A coalition between the Austrian People’s Party (ÖVP) and the far-right Freedom Party of Austria (FPÖ) came to power in December 2017, four months after the report was released. Within months of taking office, they decided to expand an extremist symbol law to include foreign militant and non-militant organisations, including the Muslim Brotherhood. This effectively put the Brotherhood on the same threat level as groups that have been designated as terrorist, such as al-Qaeda, ISIS and the Kurdistan Workers’ Party.

In November 2020, after a former ISIS sympathiser killed four people and injured 23 in Vienna, the Austrian police launched an operation codenamed “Luxor” against an alleged network of the Muslim Brotherhood, raiding homes, businesses and associations and arresting dozens of people.
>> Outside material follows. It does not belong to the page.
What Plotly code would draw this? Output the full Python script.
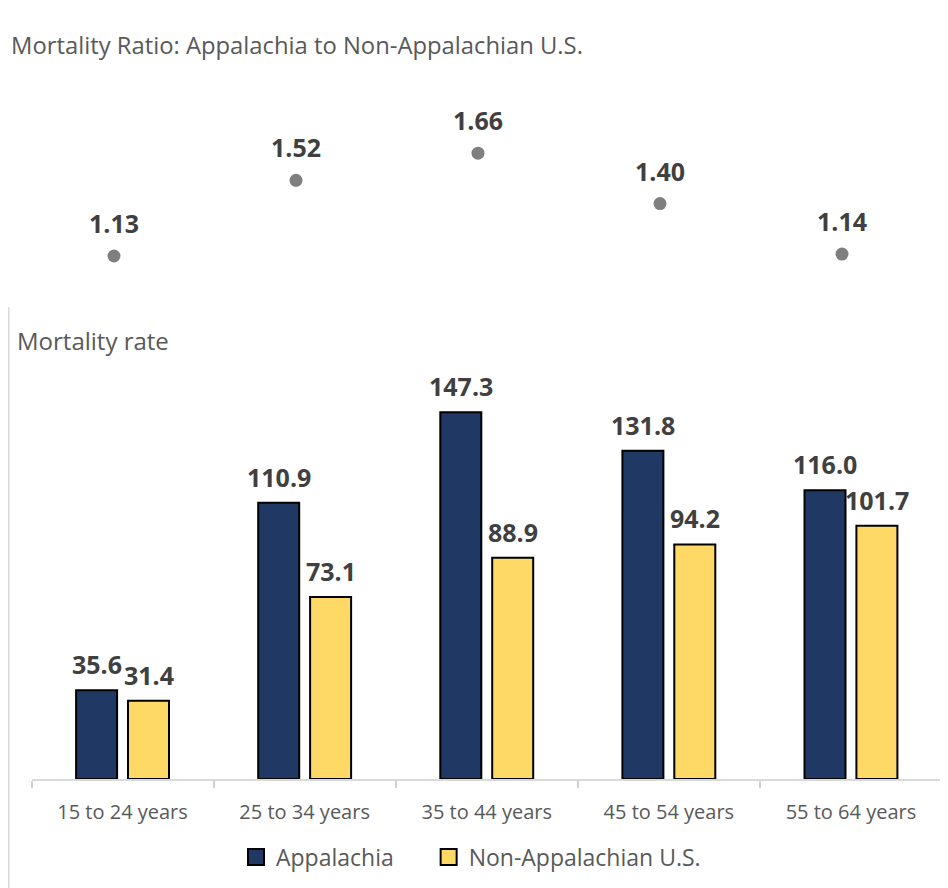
import plotly.graph_objects as go

categories = ["15 to 24 years", "25 to 34 years", "35 to 44 years", "45 to 54 years", "55 to 64 years"]
appalachia = [35.6, 110.9, 147.3, 131.8, 116.0]
non_appalachia = [31.4, 73.1, 88.9, 94.2, 101.7]
ratio = [1.13, 1.52, 1.66, 1.40, 1.14]
series_names = ["Appalachia", "Non-Appalachian U.S."]
series_colors = ["#1F3864", "#FFD966"]

# page has an 8px body margin; work in page pixels and convert
OFF = 8
W, H = 940, 880
def px(x):
    return (x - OFF) / W
def py(y):
    return (H - (y - OFF)) / H

FONT = "Open Sans"
GRAY = "#595959"
DARK = "#404040"

fig = go.Figure()

for name, vals, col in zip(series_names, [appalachia, non_appalachia], series_colors):
    fig.add_trace(go.Bar(
        x=categories, y=vals, name=name, showlegend=False,
        marker=dict(color=col, line=dict(color="#000000", width=2)),
        xaxis="x", yaxis="y",
    ))
# legend entries (square swatches)
legend_pad = ["\u00a0" * 5, ""]
for name, col, pad in zip(series_names, series_colors, legend_pad):
    fig.add_trace(go.Scatter(
        x=[None], y=[None], name=name + pad, mode="markers",
        marker=dict(symbol="square", color=col, size=16, line=dict(color="#000000", width=2)),
        xaxis="x", yaxis="y",
    ))

fig.add_trace(go.Scatter(
    x=categories, y=ratio, mode="markers", showlegend=False,
    marker=dict(color="#7F7F7F", size=13),
    xaxis="x2", yaxis="y2",
))

LBL = dict(family=FONT, size=25, color=DARK, weight="bold")
annotations = []
for c, a, n in zip(categories, appalachia, non_appalachia):
    annotations.append(dict(x=c, y=a, xref="x", yref="y", text=f"{a:.1f}", showarrow=False,
                            xshift=-26, yshift=26, yanchor="middle", font=LBL))
    annotations.append(dict(x=c, y=n, xref="x", yref="y", text=f"{n:.1f}", showarrow=False,
                            xshift=26, yshift=26, yanchor="middle", font=LBL))
for c, r in zip(categories, ratio):
    annotations.append(dict(x=c, y=r, xref="x2", yref="y2", text=f"{r:.2f}", showarrow=False,
                            yshift=33, yanchor="middle", font=LBL))

annotations.append(dict(x=px(9), y=py(45), xref="paper", yref="paper", xanchor="left", yanchor="middle",
                        text="Mortality Ratio: Appalachia to Non-Appalachian U.S.", showarrow=False,
                        font=dict(family=FONT, size=23.8, color=GRAY)))
annotations.append(dict(x=px(15), y=py(340), xref="paper", yref="paper", xanchor="left", yanchor="middle",
                        text="Mortality rate", showarrow=False,
                        font=dict(family=FONT, size=24, color=GRAY)))

shapes = [
    dict(type="line", xref="paper", yref="paper", x0=px(8.8), x1=px(8.8), y0=py(307), y1=0,
         line=dict(color="#D9D9D9", width=1.5)),
]

ybot_px = 779
scale = 2.49

fig.update_layout(
    width=W, height=H,
    margin=dict(l=0, r=0, t=0, b=0),
    paper_bgcolor="white", plot_bgcolor="white",
    barmode="group", bargap=0.43, bargroupgap=0.21,
    font=dict(family=FONT, color=GRAY),
    xaxis=dict(domain=[px(31.5), px(942)], showline=True, linecolor="#D9D9D9", linewidth=1.5,
               ticks="outside", tickson="boundaries", ticklen=7, tickcolor="#D0D0D0", tickwidth=1.5,
               tickfont=dict(family=FONT, size=20, color=GRAY), ticklabelstandoff=14,
               range=[-0.5, 4.5], showgrid=False, zeroline=False, fixedrange=True),
    yaxis=dict(domain=[py(ybot_px), py(360)], range=[0, (ybot_px - 360) / scale],
               visible=False, showgrid=False, zeroline=False),
    xaxis2=dict(domain=[px(23), px(933)], anchor="y2", range=[-0.5, 4.5],
                visible=False, showgrid=False),
    yaxis2=dict(domain=[py(290), py(100)], anchor="x2",
                range=[1.13 - 34 / 194, 1.13 + 156 / 194],
                visible=False, showgrid=False, zeroline=False),
    legend=dict(orientation="h", x=px(471), xanchor="center", y=py(857), yanchor="middle",
                font=dict(family=FONT, size=23, color=GRAY), itemwidth=30,
                traceorder="normal", itemsizing="trace"),
    annotations=annotations,
    shapes=shapes,
    showlegend=True,
)

fig.write_html("out.html")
The operation, which was unrelated to the militant attack, as it was the conclusion of a massive intelligence-gathering effort that lasted more than a year, did not result in any convictions, possibly because the prosecution is yet to find concrete evidence that crimes have been committed by the people targeted in the raids. Nevertheless, the Austrian Minister of Interior Karl Nehammer characterised it as a success.
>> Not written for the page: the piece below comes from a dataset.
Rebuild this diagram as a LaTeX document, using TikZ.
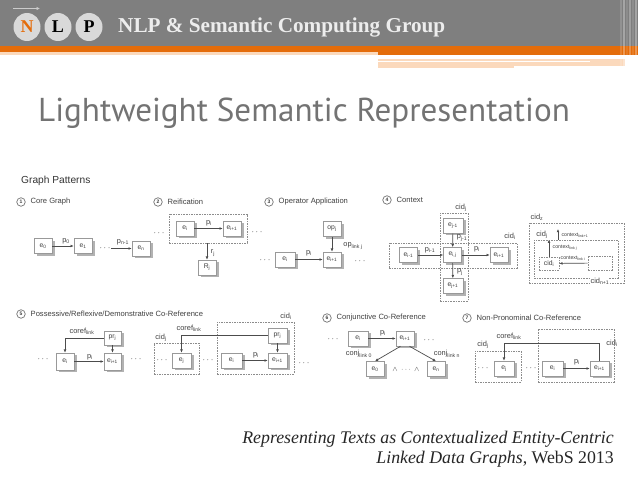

In the aftermath of the attack and the operation, Austrian Chancellor Sebastian Kurz announced a package of measures to fight terrorism, including stripping suspects of their citizenship, closing mosques, and criminalising “political Islam”. But an independent committee established by the government discovered that the Austrian secret service’s preoccupation with “Operation Luxor” hindered them from focusing on the attacker and called plans to ban “political Islam” “superfluous”. Human rights organisations like Amnesty International also criticised the move.
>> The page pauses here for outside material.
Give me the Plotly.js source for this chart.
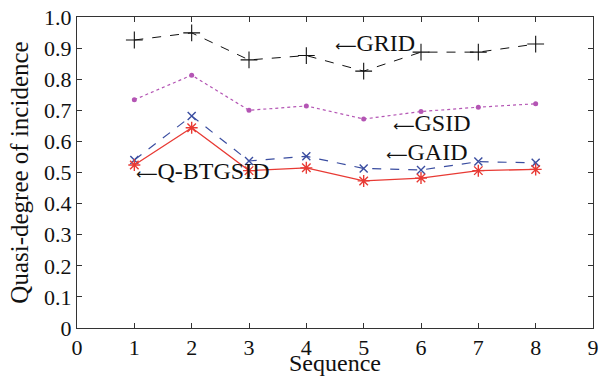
<!DOCTYPE html>
<html><head><meta charset="utf-8">
<script src="https://cdn.plot.ly/plotly-3.0.1.min.js"></script>
<style>html,body{margin:0;padding:0;background:#fff}#c{width:599px;height:376px}</style>
</head><body><div id="c"></div>
<script>
var seq = [1, 2, 3, 4, 5, 6, 7, 8];
var grid = [0.926, 0.949, 0.862, 0.876, 0.826, 0.887, 0.887, 0.913];
var gsid = [0.734, 0.813, 0.700, 0.714, 0.672, 0.696, 0.710, 0.721];
var gaid = [0.540, 0.682, 0.537, 0.552, 0.513, 0.508, 0.535, 0.531];
var qbtgsid = [0.524, 0.644, 0.506, 0.515, 0.473, 0.482, 0.506, 0.510];
var xTickVals = [0, 1, 2, 3, 4, 5, 6, 7, 8, 9];
var yTickVals = [0, 0.1, 0.2, 0.3, 0.4, 0.5, 0.6, 0.7, 0.8, 0.9, 1.0];
var yTickText = ["0", "0.1", "0.2", "0.3", "0.4", "0.5", "0.6", "0.7", "0.8", "0.9", "1.0"];
var labels = ["GRID", "GSID", "GAID", "Q-BTGSID"];

var serif = "'Liberation Serif', 'Times New Roman', serif";
var traces = [
  {x: seq, y: grid, mode: "lines+markers", line: {color: "#111", width: 1, dash: "dash"},
   marker: {symbol: "cross-thin-open", size: 12, line: {color: "#111", width: 1.1}}},
  {x: seq, y: gsid, mode: "lines+markers", line: {color: "#b455b4", width: 1.2, dash: "dot"},
   marker: {symbol: "circle", size: 5, color: "#b455b4"}},
  {x: seq, y: gaid, mode: "lines+markers", line: {color: "#3a4da0", width: 1.2, dash: "dash"},
   marker: {symbol: "x-thin-open", size: 8, line: {color: "#3a4da0", width: 1.4}}},
  {x: seq, y: qbtgsid, mode: "lines+markers", line: {color: "#e83a34", width: 1.3},
   marker: {symbol: "asterisk-open", size: 10, line: {color: "#e83a34", width: 1.4}}}
];
var annPos = [[4.47, 0.916], [5.48, 0.659], [5.36, 0.566], [1.0, 0.505]];
var anns = labels.map(function(t, i){
  return {x: annPos[i][0], y: annPos[i][1], xref: "x", yref: "y",
    text: "<span style='font-family:DejaVu Sans;font-size:15px'>⟵</span>" + t, showarrow: false,
    xanchor: "left", yanchor: "middle", font: {family: serif, size: 24, color: "#111"}};
});
var layout = {
  width: 599, height: 376,
  margin: {l: 77, r: 6, t: 17, b: 48},
  showlegend: false,
  paper_bgcolor: "#fff", plot_bgcolor: "#fff",
  font: {family: serif, size: 22, color: "#111"},
  xaxis: {range: [0, 9], tickvals: xTickVals, ticks: "inside", ticklen: 5, tickcolor: "#333",
    showgrid: false, zeroline: false, showline: true, linecolor: "#333", linewidth: 1, mirror: "ticks",
    tickfont: {family: serif, size: 22}, automargin: false,
    title: {text: "Sequence", font: {family: serif, size: 24}, standoff: 5}},
  yaxis: {range: [0, 1], tickvals: yTickVals, ticktext: yTickText, ticks: "inside", ticklen: 5, tickcolor: "#333",
    showgrid: false, zeroline: false, showline: true, linecolor: "#333", linewidth: 1, mirror: "ticks",
    tickfont: {family: serif, size: 22}, automargin: false,
    title: {text: "Quasi-degree of incidence", font: {family: serif, size: 25}, standoff: 8}},
  annotations: anns
};
Plotly.newPlot("c", traces, layout, {displayModeBar: false, staticPlot: true});
</script></body></html>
While the ÖVP’s conservative ideology feeds much of its anti-Muslim drive, this intelligence operation may be linked to foreign lobbying. Investigative journalists have pointed out that even though “Operation Luxor” was supposed to be countering terror threats in Austria, the police was ordered to look for money rather than weapons and explosives.

And in the prosecution documents authorising the raids, there is a reference to acts that could “cause serious or prolonged disturbance of public life or serious damage to economic life … in Egypt, Gaza Strip and in Israel”, not Austria. This leads to the question of why the Austrian security agencies were doing the bidding of their Egyptian and Israeli colleagues when they could have worked to counter actual terror threats on Austrian soil.

Marginalising Muslim civil society

The government’s anti-Muslim policies, and particularly the drive against “political Islam” and the “Muslim Brotherhood” in Austria are troubling as they can have devastating consequences for the Muslim civil society and human rights groups currently challenging Islamophobia in Europe.

If the Austrian secret service continues targeting mainstream Muslim organisations, such as the legally recognised Muslim Religious Community in Austria, as advocates of “political Islam”, this will inevitably lead to a growing divide between the Austrian state and the Muslim population. If activist and scholarly work on Islamophobia continues to be perceived as threatening or somehow conspiratorial – as Vidino has suggested it should be – this would marginalise further Muslim and anti-racist activists and academics.

Designating or de facto treating the Muslim Brotherhood as a terrorist organisation in a European country would create a precedent that would encourage similar official terror designations in the rest of the continent. Such a development would legitimise the brutal repression of political opposition in many Muslim-majority countries, including the killing and imprisonment of pro-democracy-minded individuals.

The views expressed in this article are the authors’ own and do not necessarily reflect Al Jazeera’s editorial stance.